Not to mention WMV encoding usually ends up with totally corruped video full of blocks and smeared colors...
 
Can someone enlighten me why highly hyped ATI Stream stuff and encoder don't support H.264 (i assume iPod and PSP profiles don't fall under that) encoding and why it's using CPU 100% and almost no GPU (jumps to 10% here and there). Thats a CPU encoder, not GPU.
Not to mention WMV encoding usually ends up with totally corruped video full of blocks and smeared colors...

GPU transcoding is only available in Vista 32, for the time being.

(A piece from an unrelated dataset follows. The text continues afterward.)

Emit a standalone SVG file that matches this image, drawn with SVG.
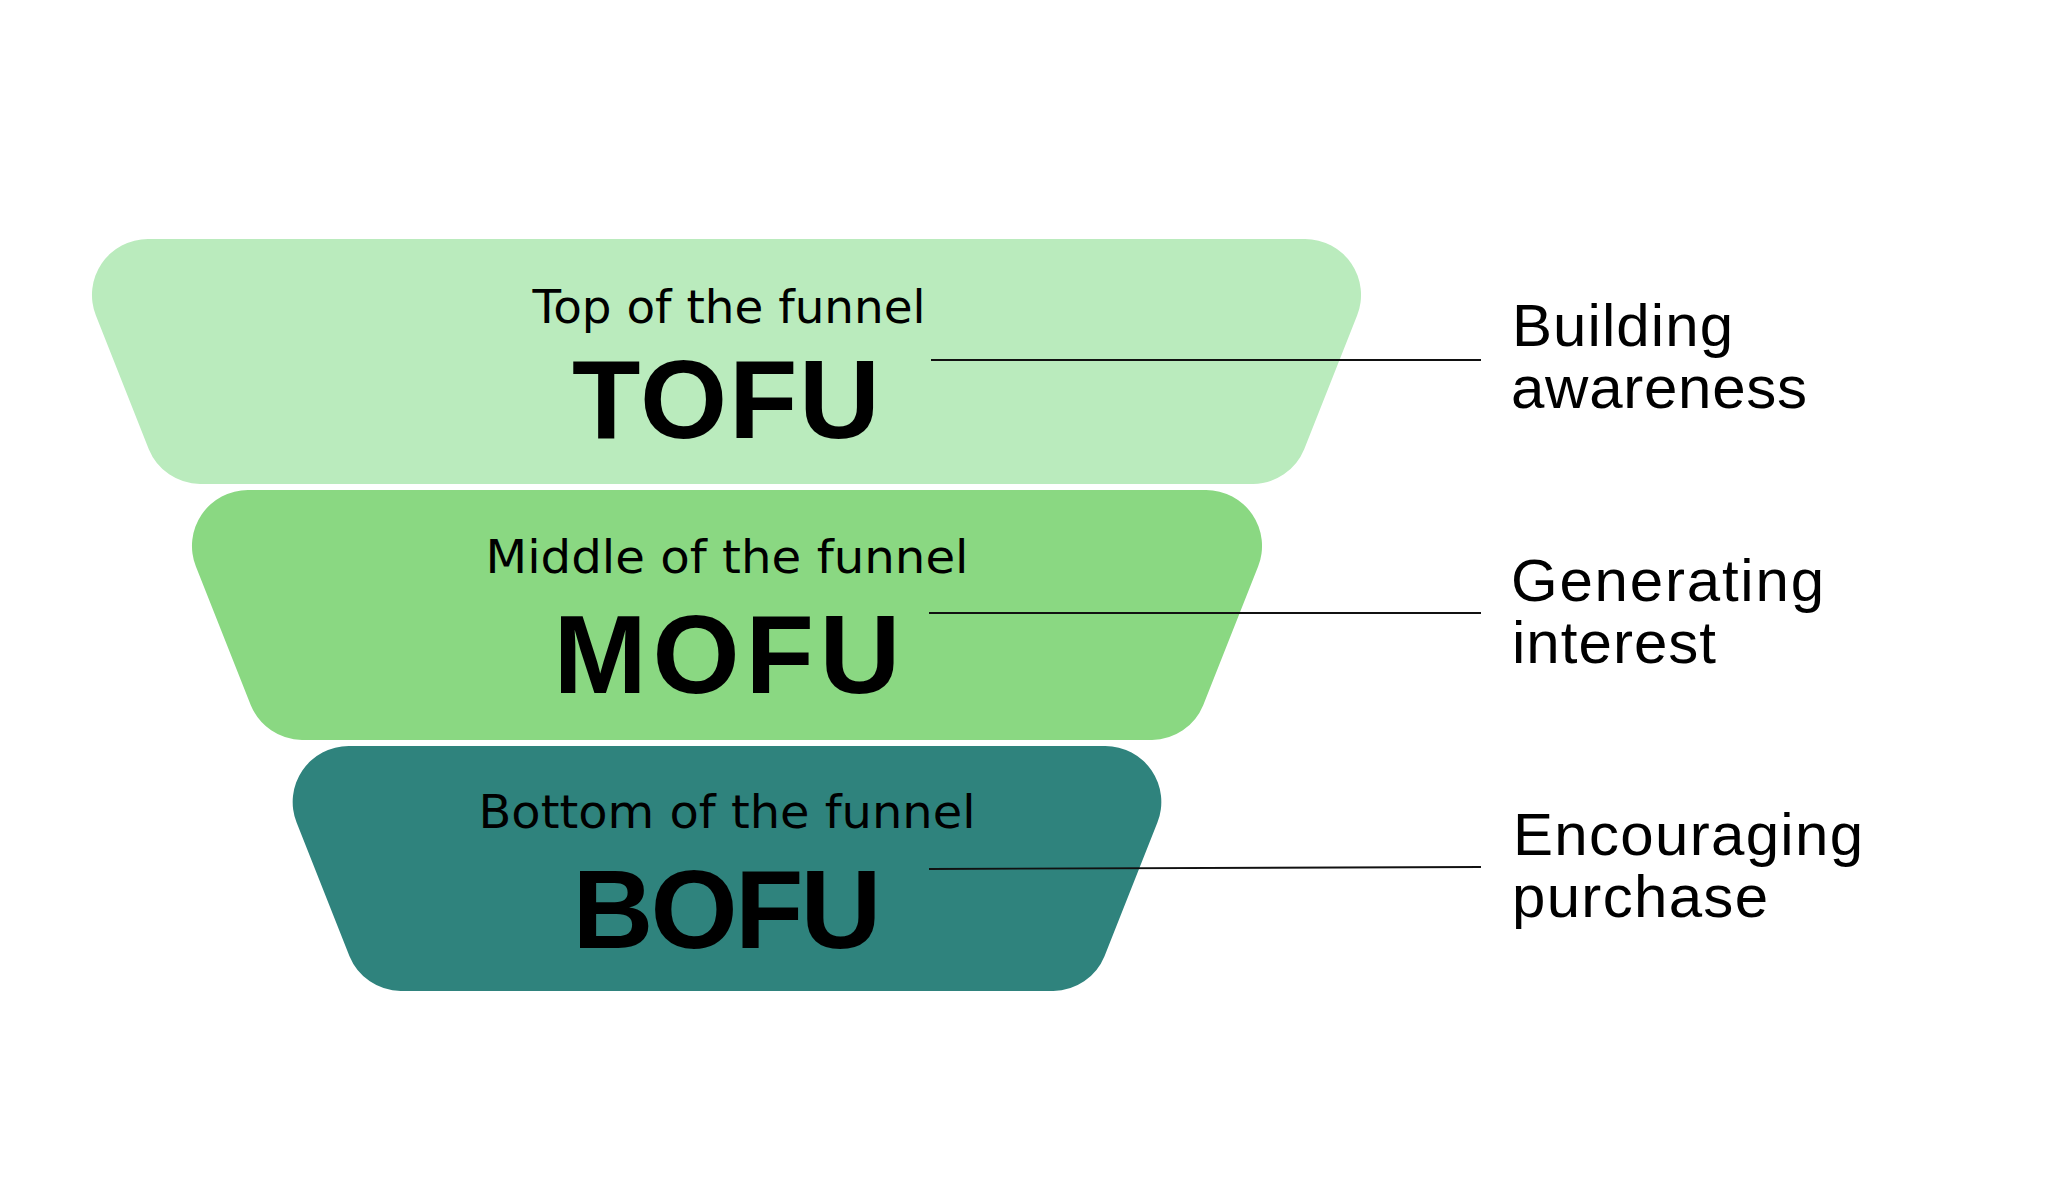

But you weren't all that interested in info per se, were you?
 
Well if they are ALL so freakin secret about 64bit compatibility...
Can't they just write 3 words like "only for Vista x86?" It really takes so much resources...
 
Well if they are ALL so freakin secret about 64bit compatibility...
Can't they just write 3 words like "only for Vista x86?" It really takes so much resources...

It's rather ironic though, considering that ATi is now part of AMD, the company that introduced the 64-bit mode on x86 in the first place.
It's bad enough that so many companies don't support 64-bit yet (like how you can't really use the 64-bit version of IE7, because you can't get plugins like Flash or Java for it... and especially Flash is everywhere these days).
 
GPU transcoding is only available in Vista 32, for the time being. But you weren't all that interested in info per se, were you?

It is? Well, regardless of that, it's still quite fast on x64 platform on transcoding even if it uses just CPU, 9 seconds to convert music video in XVID format to Windows Media
 
Well if they are ALL so freakin secret about 64bit compatibility...
Can't they just write 3 words like "only for Vista x86?" It really takes so much resources...

It's in the release notes.

As for its speed, the transcoder was always fast, even when in CPU only form. Its issues lie elsewhere (user interface, pickyness etc.)